VernacularTitle:A-to-I编辑的miR-411通过靶向TGFBR2和CD44减轻梗死后心脏纤维化
Author: Suling DING ¹ ; Zhiwei ZHANG ² ; Xiyang YANG ³ ; Dili SUN ³ ; Jianfu ZHU ³ ; Xiaowei ZHU ⁴ ; Xiangdong YANG ⁵ ; Junbo GE ⁵
Author Information

1. Zhongshan Hospital, Fudan University, Shanghai Institute of Cardiovascular Diseases, Shanghai 200032, China;Key Laboratory of Viral Cardiovascular Diseases, National Health Commission, Shanghai 200032, China.
2. Reproductive Medicine Center, Zhongshan Hospital, Shanghai 200032, China.
3. Zhongshan Hospital, Fudan University, Shanghai Institute of Cardiovascular Diseases, Shanghai 200032, China.
4. Department of Critical Care Medicine, Shanghai 200032, China.
5. Zhongshan Hospital, Fudan University, Shanghai Institute of Cardiovascular Diseases, Shanghai 200032, China;Key Laboratory of Viral Cardiovascular Diseases, National Health Commission, Shanghai 200032, China;Department of Cardiology, Huizhou Third People’s Hospital, Huizhou 516002, Guangdong, China.

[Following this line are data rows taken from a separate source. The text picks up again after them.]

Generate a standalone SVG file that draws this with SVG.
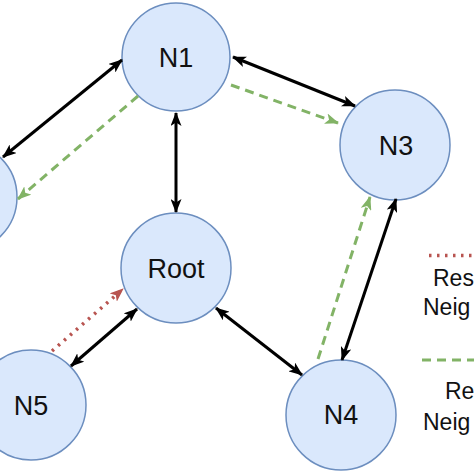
<svg xmlns="http://www.w3.org/2000/svg" width="474" height="474" viewBox="0 0 474 474">
<style>
.node circle{fill:#dae8fc;stroke:#6c8ebf;stroke-width:1.5}
.node text,.lg{font-family:"Liberation Sans",Arial,sans-serif;fill:#111;}
.node text{font-size:27px;text-anchor:middle}
.lg{font-size:23px}
.blk{stroke:#000;stroke-width:3;fill:none;marker-start:url(#ab);marker-end:url(#ab)}
.grn{stroke:#82b366;stroke-width:3;fill:none;stroke-dasharray:9 6;marker-end:url(#ag)}
.red{stroke:#b85450;stroke-width:3.5;fill:none;stroke-dasharray:2.5 5.5;marker-end:url(#ar)}
</style>
<defs>
<marker id="ab" viewBox="0 0 14 11" refX="13" refY="5.5" markerWidth="14" markerHeight="11" orient="auto-start-reverse" markerUnits="userSpaceOnUse"><path d="M0,0 L14,5.5 L0,11 L3.5,5.5 z" fill="#000"/></marker>
<marker id="ag" viewBox="0 0 14 11" refX="13" refY="5.5" markerWidth="14" markerHeight="11" orient="auto" markerUnits="userSpaceOnUse"><path d="M0,0 L14,5.5 L0,11 L3.5,5.5 z" fill="#82b366"/></marker>
<marker id="ar" viewBox="0 0 14 11" refX="13" refY="5.5" markerWidth="14" markerHeight="11" orient="auto" markerUnits="userSpaceOnUse"><path d="M0,0 L14,5.5 L0,11 L3.5,5.5 z" fill="#b85450"/></marker>
</defs>
<rect width="474" height="474" fill="#fff"/>
<g id="n2" class="node"><circle cx="-38" cy="197" r="55"/></g>
<g id="n1" class="node"><circle cx="176" cy="57" r="54"/><text x="176" y="66.5">N1</text></g>
<g id="n3" class="node"><circle cx="395" cy="145" r="55"/><text x="396" y="155">N3</text></g>
<g id="root" class="node"><circle cx="176" cy="268" r="55"/><text x="176" y="277.5">Root</text></g>
<g id="n5" class="node"><circle cx="31" cy="405" r="55"/><text x="31" y="414.5">N5</text></g>
<g id="n4" class="node"><circle cx="341" cy="415" r="55"/><text x="341" y="424">N4</text></g>
<g id="connectors">
<line class="blk" x1="122" y1="60" x2="3" y2="157"/>
<line class="blk" x1="233" y1="57" x2="355" y2="106"/>
<line class="blk" x1="176" y1="113" x2="176" y2="212"/>
<line class="blk" x1="396" y1="199" x2="342" y2="360"/>
<line class="blk" x1="216" y1="308" x2="302" y2="375"/>
<line class="blk" x1="137" y1="309" x2="71" y2="366"/>
<line class="grn" x1="138" y1="96" x2="18" y2="199"/>
<line class="grn" x1="231" y1="85" x2="338" y2="123"/>
<line class="grn" x1="318" y1="359" x2="370" y2="197"/>
<line class="red" x1="52" y1="351" x2="123" y2="289"/>
</g>
<g id="legend">
<line x1="429" y1="255.5" x2="476" y2="255.5" stroke="#b85450" stroke-width="3.5" stroke-dasharray="2.5 5.5"/>
<text class="lg" x="433" y="286">Res</text>
<text class="lg" x="423" y="315">Neig</text>
<line x1="422" y1="360" x2="476" y2="360" stroke="#82b366" stroke-width="3" stroke-dasharray="9 6"/>
<text class="lg" x="445" y="399">Re</text>
<text class="lg" x="423" y="430">Neig</text>
</g>
</svg>
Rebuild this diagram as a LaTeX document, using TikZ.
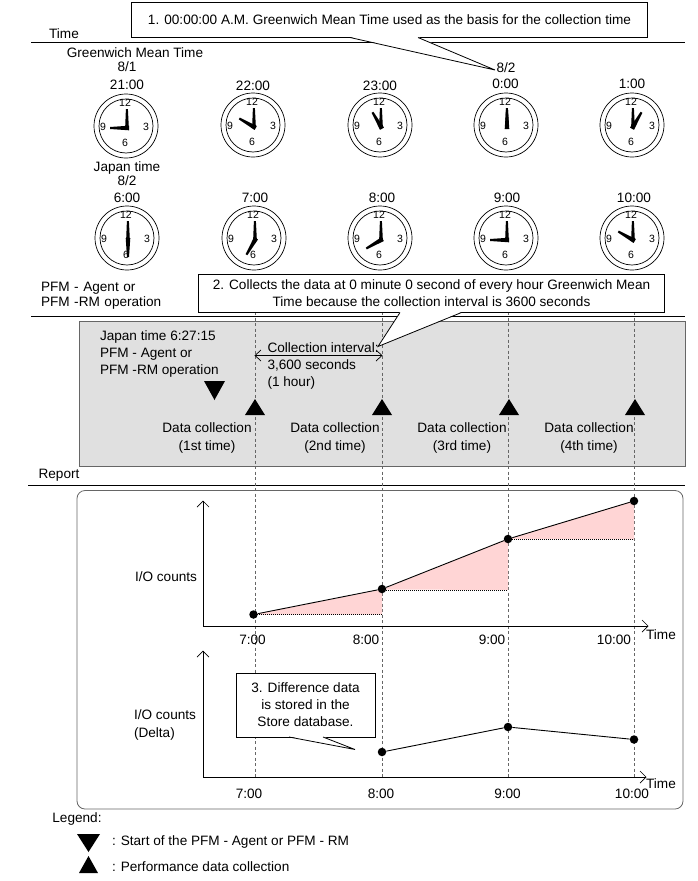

Publication Type:Conferenceabstract
Keywords: RNA editing; cardiac fibrosis; typeⅡtransforming growth factor-beta receptor; CD44
From: Chinese Journal of Clinical Medicine 2026;33(1):191-192
CountryChina
Language:Chinese
Abstract: Objective To explore the functional impact of A-to-I editing in the seed region of miR-411 during post-myocardial infarction (MI) fibrosis and elucidate its therapeutic potential. Methods Integrating GEO database with myocardial RNA-seq data from MI mouse models, we identified dynamic A-to-I RNA editing in small noncoding RNAs across MI progression (1 day to 8 weeks post-MI). Four miRNAs exhibited differential editing rates between MI and controls, with miR-411 showing progressive editing enhancement at seed region position 4 (P＜0.01). This editing event was validated in both murine MI models and human heart failure specimens. Results The A-to-I editing ratio change of the 4th nucleotide in the seed region of miR-411 mainly occurs in cardiac fibroblasts rather than cardiomyocytes, and the editing at this site depends on ADAR2 rather than ADAR1. Edited miR-411 (ED-miR-411) diverged from wild-type miR-411 (WT-miR-411) in suppressing collagen-related pathways (extracellular matrix [ECM]-receptor interaction, collagen-containing ECM, ECM organization; P＜0.01) in cardiac fibroblasts. Mechanistically, dual-luciferase assays confirmed ED-miR-411 directly targeted the 3′UTR and suppressed expression of type Ⅱ transforming growth factor (TGF)-beta receptor (TGFBR2) and CD44, which were key drivers of TGF-β-mediated fibroblast activation. ED-miR-411 overexpression blunted TGF-β-induced collagen synthesis and myofibroblast proliferation (P＜0.05). In vivo, intramyocardial delivery of ED-miR-411 mimics at 1 week post-MI reduced fibrosis by 40% and improved ejection fraction by 15% (P＜0.01 vs controls), whereas WT-miR-411 showed no therapeutic effect. Conclusions A-to-I editing of miR-411 emerges as an endogenous anti-fibrotic mechanism by repressing TGFBR2 and CD44, thereby disrupting TGF-β signaling and ECM dysregulation. Our findings highlight ED-miR-411 as a novel RNA-based therapeutic candidate to mitigate post-infarction cardiac remodeling.